Miniature SMA Terminators (1/8W – 5W)
- Use for: Vector network analyzer (VNA) calibration (one-port short/open/load), port-termination during S-parameter sweeps, IF-stage dummy loads.
- Feature: Very small footprint, gold-plated contacts, typically DC–3 GHz or DC–6 GHz.
- Example: YHTL-1/8W-03-SMA/M (DC–3 GHz, 1/8W, SMA-Male, VSWR ≤ 1.15)
Medium / High-Power Loads (10W – 200W N-Type or DIN)
- Use for: Transmitter dummy-load testing (pre-flight check before antenna connection), spare-port termination on splitters/combiners, power meter calibration (with directional coupler), base-station idle-channel load.
- Feature: Aluminum heatsink fins or finned brass body for convection cooling; some 100W+/200W models may include mounting holes for forced-air or thermal bonding.
- Example: YHTL-200W-03-N/M (DC–3 GHz, 200W CW, N-Male, VSWR ≤ 1.20)
Common Application Scenarios
- Transmitter Pre-Commissioning: Connect 50 Ω dummy load instead of antenna during initial power-up and linearity tests → verifies PA operates correctly without radiating.
- VNA One-Port Calibration: The “Load” standard in SOLT (Short-Open-Load-Thru) calibration — requires known, stable 50 Ω termination.
- Spare Port Termination on Power Dividers / Couplers: Unused ports must be terminated in 50 Ω to prevent signal reflection that corrupts measured coupling ratios.
- Receiver IF / LO Stage Dummy Load: During alignment, terminate mixer ports not under test.
- Antenna Fault Simulation: Substitute known good load for antenna to isolate feed-line vs. antenna problems.
Selection Checklist for Buyers & Lab Managers
When ordering Coaxial Loads / RF Terminations:
- ✅ Power Rating — choose ≥ 1.5× your expected continuous power if ambient > 25°C or enclosure is poorly ventilated.
- ✅ Connector Gender / Type — male terminator plugs directly into female port; verify thread compatibility (SMA vs. 3.5 mm, N vs. 7/16 DIN).

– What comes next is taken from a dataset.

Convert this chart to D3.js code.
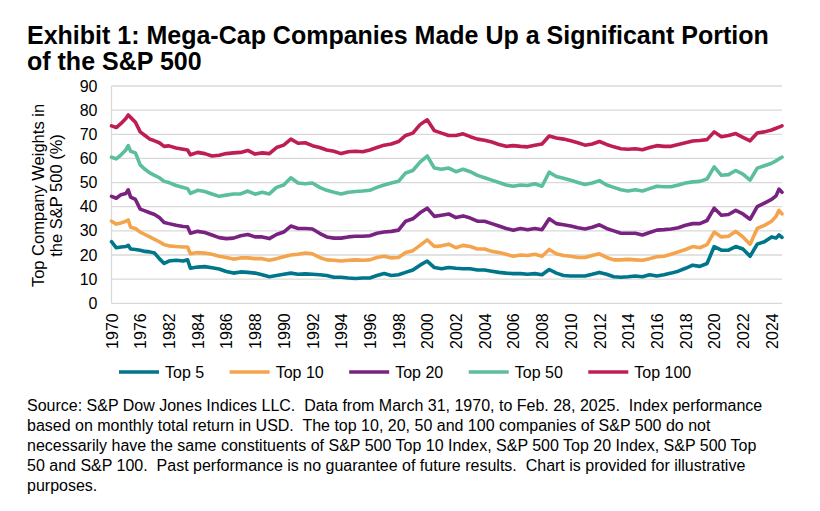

- ✅ Frequency Coverage — confirm VSWR spec applies across your band of interest.
- ✅ VSWR Limit — for precision VNA cal, prefer ≤ 1.15; general TX test ≤ 1.25 acceptable.
- ✅ Accessories — dust caps, torque wrench recommendation (esp. for N / DIN connectors).
Conclusion: The Simplest RF Component That Saves Expensive Ones
The Coaxial Load (RF Coaxial Termination / Dummy Load) — DC–3 GHz / DC–6 GHz, 1/8W to 200W, SMA / N / DIN, 50 Ω, VSWR ≤ 1.20 may look like the most boring item in your RF drawer, but it’s the first thing you reach for when a PA needs a safe place to dump energy or a VNA needs a reference. Specifying the correct power rating, connector, and VSWR ensures your test results are valid and your transmitter survives commissioning unscathed. For any RF lab, field service van, or production test fixture, a set of calibrated coaxial terminations is non-negotiable.